The U.S. Department of Defense and its allies operate a vast array of communication systems developed over decades. Retrofitting blockchain into platforms like SINCGARS radios or the Joint Tactical Radio System requires bridging gateways that translate blockchain protocols to legacy waveforms. The NATO Communications and Information Agency has initiated studies on blockchain for federated mission networking, documented in publications like the CCDCOE’s blockchain applications analysis, which stresses the need for open standards to ensure allied interoperability.

Regulatory and Compliance Framework

Military communications are governed by strict policies, including encryption standards (NSA Suite B/Crypto-modernization), classification handling, and coalition data-sharing agreements. Blockchain must not introduce avenues for data leakage. Research is necessary to combine blockchain’s transparency with the military’s need for mandatory secrecy—possible through encrypted payloads with selective disclosure and privacy-preserving mechanisms. Any deployment must undergo rigorous certification, including penetration testing against state-level red teams.

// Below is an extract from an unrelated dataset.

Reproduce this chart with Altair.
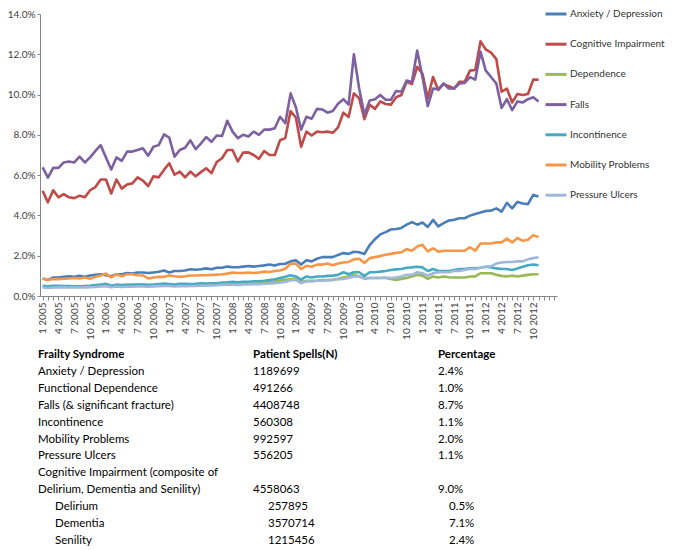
import altair as alt
import pandas as pd

series_names = ["Anxiety / Depression", "Cognitive Impairment", "Dependence", "Falls",
                "Incontinence", "Mobility Problems", "Pressure Ulcers"]
series_colors = ["#4A7EBB", "#BE4B48", "#98B954", "#7D60A0", "#46AAC5", "#F79646", "#A0B7DC"]

# monthly values (%), Jan 2005 .. Nov 2012
anxiety = [0.87, 0.79, 0.92, 0.92, 0.95, 0.98, 0.95, 1.0, 0.95, 1.02,
           1.05, 1.08, 1.03, 0.98, 1.08, 1.08, 1.14, 1.11, 1.17, 1.17,
           1.14, 1.17, 1.2, 1.27, 1.17, 1.24, 1.24, 1.27, 1.33, 1.3,
           1.33, 1.37, 1.33, 1.4, 1.4, 1.46, 1.43, 1.43, 1.46, 1.49,
           1.46, 1.49, 1.52, 1.56, 1.51, 1.59, 1.6,
           1.72, 1.77, 1.56, 1.77, 1.72, 1.85, 1.93, 1.93, 1.93, 2.04,
           2.13, 2.09, 2.2, 2.17, 2.09, 2.53, 2.82, 3.06, 3.17, 3.3,
           3.33, 3.38, 3.54, 3.67, 3.54, 3.65, 3.43, 3.78, 3.46, 3.62,
           3.75, 3.78, 3.86, 3.86, 3.99, 4.07, 4.14, 4.22, 4.24, 4.35,
           4.19, 4.62, 4.35, 4.67, 4.59, 4.56, 5.02, 4.94]
cognitive = [5.22, 4.65, 5.25, 4.9, 5.06, 4.9, 4.86, 4.98, 4.9, 5.25,
             5.41, 5.78, 5.78, 5.09, 5.78, 5.33, 5.54, 5.59, 5.89, 5.73,
             5.46, 5.94, 5.89, 6.26, 6.59, 6.02, 6.18, 5.89, 6.18, 5.94,
             6.15, 6.34, 6.1, 6.65, 6.84, 7.25, 7.25, 6.68, 7.12, 7.13,
             7.0, 6.81, 7.2, 7.0, 7.0, 7.73, 7.84, 9.18, 8.86, 7.41,
             8.16, 7.97, 8.16, 8.13, 8.16, 8.1, 8.37, 9.1, 8.89, 10.06,
             9.82, 8.78, 9.5, 9.29, 9.66, 9.53, 9.5, 9.87, 9.98, 10.63,
             10.52, 11.38, 11.03, 9.82, 10.87, 10.23, 10.52, 10.42, 10.3, 10.63,
             10.63, 11.19, 11.22, 12.64, 12.24, 12.08, 11.76, 10.14, 10.3, 9.61,
             10.03, 9.98, 10.03, 10.74, 10.74]
dependence = [0.47, 0.45, 0.47, 0.47, 0.47, 0.47, 0.48, 0.48, 0.49, 0.5,
              0.53, 0.57, 0.6, 0.5, 0.55, 0.53, 0.55, 0.55, 0.56, 0.55,
              0.54, 0.55, 0.57, 0.6, 0.58, 0.54, 0.56, 0.56, 0.57, 0.57,
              0.58, 0.58, 0.59, 0.6, 0.63, 0.66, 0.65, 0.62, 0.64, 0.65,
              0.66, 0.66, 0.68, 0.7, 0.72, 0.77, 0.8,
              0.84, 0.85, 0.69, 0.76, 0.76, 0.76, 0.79, 0.79, 0.8, 0.85,
              0.92, 0.97, 1.05, 0.97, 0.89, 0.89, 0.89, 0.89, 0.89, 0.85,
              0.8, 0.85, 0.89, 0.97, 1.05, 1.01, 0.85, 0.97, 0.92, 0.97,
              0.93, 0.92, 0.92, 0.92, 0.97, 0.97, 1.13, 1.13, 1.13, 1.05,
              1.0, 0.97, 1.01, 0.97, 1.01, 1.05, 1.08, 1.08]
falls = [6.39, 5.88, 6.36, 6.36, 6.63, 6.68, 6.63, 6.92, 6.63, 6.88,
         7.2, 7.49, 6.88, 6.28, 6.88, 6.71, 7.17, 7.17, 7.25, 7.33,
         6.96, 7.41, 7.49, 8.02, 7.86, 6.92, 7.25, 7.36, 7.73, 7.29,
         7.57, 7.89, 7.65, 7.97, 7.94, 8.7, 8.16, 7.84, 8.0, 7.92,
         8.16, 8.0, 8.26, 8.26, 8.33, 8.9, 8.58, 10.06, 9.37, 8.26,
         8.9, 8.8, 9.29, 9.26, 9.1, 9.18, 9.55, 9.77, 9.5, 12.0,
         10.3, 9.0, 9.71, 9.77, 9.98, 9.74, 9.74, 10.18, 10.14, 10.7,
         10.63, 12.19, 10.87, 9.42, 10.3, 10.26, 10.55, 10.3, 10.3, 10.55,
         10.58, 10.87, 10.74, 12.13, 11.19, 10.87, 10.55, 9.34, 9.77, 9.23,
         9.66, 9.61, 9.77, 9.87, 9.66]
incontinence = [0.51, 0.48, 0.51, 0.51, 0.49, 0.49, 0.48, 0.48, 0.49, 0.51,
                0.54, 0.56, 0.59, 0.51, 0.56, 0.54, 0.56, 0.56, 0.57, 0.57,
                0.56, 0.57, 0.59, 0.6, 0.59, 0.57, 0.6, 0.6, 0.59, 0.6,
                0.63, 0.62, 0.63, 0.63, 0.67, 0.68, 0.7, 0.68, 0.7, 0.71,
                0.73, 0.74, 0.76, 0.79, 0.83, 0.89, 0.95,
                1.03, 0.97, 0.81, 0.97, 0.92, 0.97, 0.97, 1.0, 1.01, 1.05,
                1.18, 1.08, 1.18, 1.18, 1.0, 1.18, 1.18, 1.21, 1.24, 1.29,
                1.32, 1.34, 1.4, 1.42, 1.45, 1.42, 1.24, 1.34, 1.24, 1.24,
                1.24, 1.29, 1.34, 1.34, 1.37, 1.37, 1.4, 1.45, 1.42, 1.37,
                1.34, 1.34, 1.29, 1.37, 1.45, 1.53, 1.56, 1.53]
mobility = [0.87, 0.79, 0.84, 0.84, 0.86, 0.87, 0.89, 0.87, 0.92, 0.86,
            0.95, 1.02, 1.11, 0.92, 1.08, 0.98, 1.08, 1.08, 1.03, 1.02,
            0.87, 0.92, 0.95, 0.95, 1.02, 0.98, 0.95, 0.98, 1.02, 1.02,
            1.03, 1.03, 1.05, 1.06, 1.08, 1.11, 1.17, 1.14, 1.14, 1.17,
            1.14, 1.17, 1.21, 1.19, 1.24, 1.27, 1.35,
            1.6, 1.61, 1.34, 1.5, 1.45, 1.56, 1.56, 1.61, 1.53, 1.61,
            1.66, 1.69, 1.82, 1.85, 1.64, 1.88, 1.93, 1.98, 2.05, 2.09,
            2.14, 2.17, 2.33, 2.25, 2.46, 2.54, 2.22, 2.37, 2.2, 2.25,
            2.25, 2.25, 2.25, 2.25, 2.42, 2.25, 2.61, 2.61, 2.61, 2.66,
            2.66, 2.85, 2.66, 2.88, 2.74, 2.79, 3.01, 2.93]
pressure = [0.43, 0.4, 0.42, 0.43, 0.43, 0.42, 0.43, 0.42, 0.43, 0.44,
            0.45, 0.47, 0.49, 0.43, 0.47, 0.45, 0.46, 0.46, 0.47, 0.47,
            0.46, 0.48, 0.49, 0.5, 0.5, 0.47, 0.49, 0.49, 0.5, 0.5,
            0.52, 0.51, 0.52, 0.53, 0.55, 0.57, 0.56, 0.55, 0.57, 0.57,
            0.59, 0.59, 0.61, 0.62, 0.64, 0.67, 0.7,
            0.78, 0.8, 0.64, 0.72, 0.72, 0.76, 0.76, 0.79, 0.8, 0.84,
            0.85, 0.89, 0.97, 0.97, 0.85, 0.89, 0.89, 0.89, 0.92, 0.89,
            0.92, 0.97, 1.05, 1.05, 1.18, 1.13, 1.01, 1.13, 1.18, 1.18,
            1.18, 1.24, 1.24, 1.29, 1.34, 1.34, 1.4, 1.45, 1.48, 1.61,
            1.66, 1.69, 1.69, 1.72, 1.72, 1.82, 1.88, 1.92]

tick_labels = [f"{m} {y}" for y in range(2005, 2013) for m in (1, 4, 7, 10)]
y_ticks = [0, 2, 4, 6, 8, 10, 12, 14]

# table below the chart
table_header = ["Frailty Syndrome", "Patient Spells(N)", "Percentage"]
table_names = ["Anxiety / Depression", "Functional Dependence", "Falls (& significant fracture)",
               "Incontinence", "Mobility Problems", "Pressure Ulcers",
               "Cognitive Impairment (composite of", "Delirium, Dementia and Senility)"]
table_spells = ["1189699", "491266", "4408748", "560308", "992597", "556205", "", "4558063"]
table_pct = ["2.4%", "1.0%", "8.7%", "1.1%", "2.0%", "1.1%", "", "9.0%"]
sub_names = ["Delirium", "Dementia", "Senility"]
sub_spells = ["257895", "3570714", "1215456"]
sub_pct = ["0.5%", "7.1%", "2.4%"]

FONT = "Lato"

rows = []
for name, vals in zip(series_names, [anxiety, cognitive, dependence, falls,
                                     incontinence, mobility, pressure]):
    for i, v in enumerate(vals):
        rows.append({"series": name, "month": i, "value": v})
df = pd.DataFrame(rows)

label_arr = "[" + ",".join("'" + t + "'" for t in tick_labels) + "]"
x_label_expr = (f"(datum.value % 3 == 0 && datum.value / 3 < {len(tick_labels)}) ? "
                f"{label_arr}[datum.value / 3] : ''")

lines = alt.Chart(df).mark_line(strokeWidth=2.6, strokeJoin="round").encode(
    x=alt.X("month:Q",
            scale=alt.Scale(domain=[-0.5, 97.5], nice=False, zero=False),
            axis=alt.Axis(values=list(range(0, 98)), labelExpr=x_label_expr,
                          labelAngle=270, labelAlign="right", labelBaseline="middle",
                          labelOverlap=False, labelFlush=False, grid=False, title=None,
                          tickSize=4, labelPadding=2, labelFontSize=10)),
    y=alt.Y("value:Q",
            scale=alt.Scale(domain=[0, 14], nice=False),
            axis=alt.Axis(values=y_ticks, labelExpr="format(datum.value, '.1f') + '%'",
                          grid=False, title=None, tickSize=3, labelPadding=2,
                          labelFontSize=10)),
    color=alt.Color("series:N",
                    scale=alt.Scale(domain=series_names, range=series_colors),
                    legend=alt.Legend(title=None, orient="none", legendX=504, legendY=-12,
                                      symbolType="stroke", symbolSize=441,
                                      symbolStrokeWidth=3, rowPadding=12.2,
                                      labelFont=FONT, labelFontSize=10,
                                      labelColor="#333333", labelOffset=2,
                                      labelLimit=200)),
)

n_rows = 1 + len(table_names) + len(sub_names)
tbl_rows = []
for i in range(3):
    tbl_rows.append({"row": 0, "kind": "header", "col": i, "text": table_header[i]})
for r, (a, b, c) in enumerate(zip(table_names, table_spells, table_pct), start=1):
    for i, t in enumerate([a, b, c]):
        tbl_rows.append({"row": r, "kind": "main", "col": i, "text": t})
for r, (a, b, c) in enumerate(zip(sub_names, sub_spells, sub_pct), start=1 + len(table_names)):
    for i, t in enumerate([a, b, c]):
        tbl_rows.append({"row": r, "kind": "sub", "col": i, "text": t})
tdf = pd.DataFrame(tbl_rows)

col_x = {"header": [-2, 213, 398], "main": [-2, 213, 398], "sub": [15, 228, 409]}


def text_layer(kind, col):
    sub = tdf[(tdf["kind"] == kind) & (tdf["col"] == col)]
    return alt.Chart(sub).mark_text(
        align="left", baseline="middle", font=FONT, fontSize=11.5,
        fontWeight="bold" if kind == "header" else "normal", color="#000000"
    ).encode(
        x=alt.value(col_x[kind][col]),
        y=alt.Y("row:Q", scale=alt.Scale(domain=[0, n_rows - 1], range=[341, 527],
                                         nice=False, zero=False), axis=None),
        text="text:N",
    )


texts = [text_layer(k, c) for k in ["header", "main", "sub"] for c in range(3)]

chart = alt.layer(lines, *texts).resolve_scale(y="independent").properties(
    width=517, height=282,
    autosize=alt.AutoSizeParams(type="none"),
    padding={"left": 32, "top": 6, "right": 115, "bottom": 254},
).configure_view(stroke=None).configure_axis(
    labelFont=FONT, labelColor="#404040", domainColor="#868686", tickColor="#868686"
)

chart.save("out.html", embed_options={"renderer": "svg", "actions": False})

Real-World Initiatives and Research

Defense organizations globally are actively experimenting with blockchain. DARPA’s work on creating an unhackable code with decentralized systems and the aforementioned GAPS program are notable. The U.S. Naval Research Laboratory has explored blockchain for resilient naval messaging. In Europe, the European Defence Agency has funded projects examining DLT for secure coalition data sharing. NATO’s STO (Science and Technology Organization) has a task group investigating the feasibility of distributed ledgers for C2. These initiatives frequently reference open academic research, such as the IEEE paper on blockchain-enabled tactical networks, which outlines a conceptual framework for integrating blockchain with software-defined radios.

Securing the Human Element: Key Management and Identity Verification

Even the most robust blockchain is only as secure as its key management. Lost or compromised private keys could allow an adversary to sign messages as a legitimate commander. Military-grade hardware wallets, biometric triggers, and multi-signature schemes can require that critical orders be signed by a quorum of authorized personnel before being broadcast. Blockchain can also facilitate a decentralized public key infrastructure (DPKI) where certificate management is not reliant on a single certificate authority, reducing the surface for impersonation attacks.

Future Outlook: Quantum Resistance and AI Integration

The looming threat of quantum computing capable of breaking classical asymmetric cryptography will soon render many current encryption methods obsolete. Blockchain for military use must migrate to post-quantum cryptographic algorithms (e.g., CRYSTALS-Kyber, CRYSTALS-Dilithium) to maintain long-term confidentiality and authentication. The distributed ledger can serve as a channel for coordinating algorithm upgrades across the force. Additionally, the integration of artificial intelligence could enhance blockchain networks by detecting anomalous transaction patterns that indicate cyber intrusions or compromised nodes, automatically triggering defensive smart contracts that isolate the threat.

The Road to Operational Deployment

Blockchain is not a silver bullet, and it will not replace all existing communication systems. Its greatest value lies in providing a verifiable backbone for authentication, message integrity, and auditability. The path forward involves incremental integration: first in non-tactical logistics and administrative networks, then in operational C2 for mission-critical but not time‑critical functions, and eventually in tactical edge scenarios as lightweight nodes and low‑latency consensus mature. Partnerships between defense innovation units, national laboratories, and industry consortia such as the NATO blockchain working group are essential to standardize interfaces and security requirements.

In a world where information warfare blurs the line between truth and deception, a communication infrastructure that mathematically guarantees provenance and integrity is a strategic imperative. Blockchain, when adapted with rigorous military engineering, can deliver that assurance—making secure military communications not just encrypted, but provably trustworthy.